A strong calculator lets you generate all three instantly so you can match the format expected by your audience.
Common mistakes and how to avoid them
- Swapping numerator and denominator: 3/4 is 0.75, but 4/3 is 1.3333. Enter values carefully.
- Forgetting parentheses in mixed conversion: for 2 3/5, compute (2 × 5) + 3, not 2 × (5 + 3).
- Rounding too early: keep extra decimals during intermediate steps and round only at final output.
- Ignoring simplification: 18/24 should reduce to 3/4 for clearer communication and easier checking.
- Percent confusion: decimal 0.125 equals 12.5%, not 0.125%.
How to verify your calculator output quickly
Use this short quality check:
- Multiply decimal by denominator and confirm you recover the numerator.
- Divide percent by 100 and compare with decimal.
- Convert mixed output back to improper and verify equivalence.
- For simplified fractions, ensure numerator and denominator share no common factors.
For measurement contexts, you can also compare with official standards from the National Institute of Standards and Technology.
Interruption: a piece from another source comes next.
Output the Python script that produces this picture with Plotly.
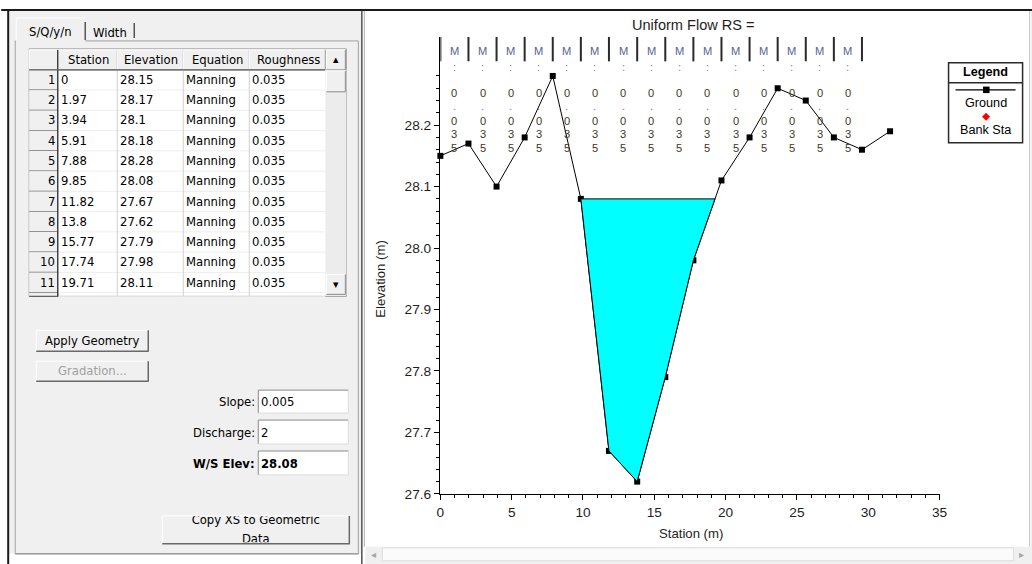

See NIST unit conversion resources.
Best practices for teachers, students, and professionals
Teachers: ask learners to show at least two forms of the same value, such as fraction and percent, to strengthen conceptual transfer.
Students: practice with both proper fractions and improper fractions. Mixed-number handling is where many grading errors happen.
Professionals: standardize rounding rules by project type. For example, report financial percentages to two decimals but engineering decimals to four or more.
FAQ: calculator for converting fractions
Can this calculator handle improper fractions?
Yes. Enter numerator and denominator directly, and it can output mixed form, decimal, percent, and simplified fraction.
Can it convert mixed numbers?
Yes. Switch input type to mixed number and provide whole, numerator, and denominator values.
How many decimal places should I use?
Use the precision needed by your context. Two decimals may be fine for reports, while technical work may require four or more.
What if the decimal repeats forever?
The calculator rounds to your selected decimal places but preserves exact fraction output for precision.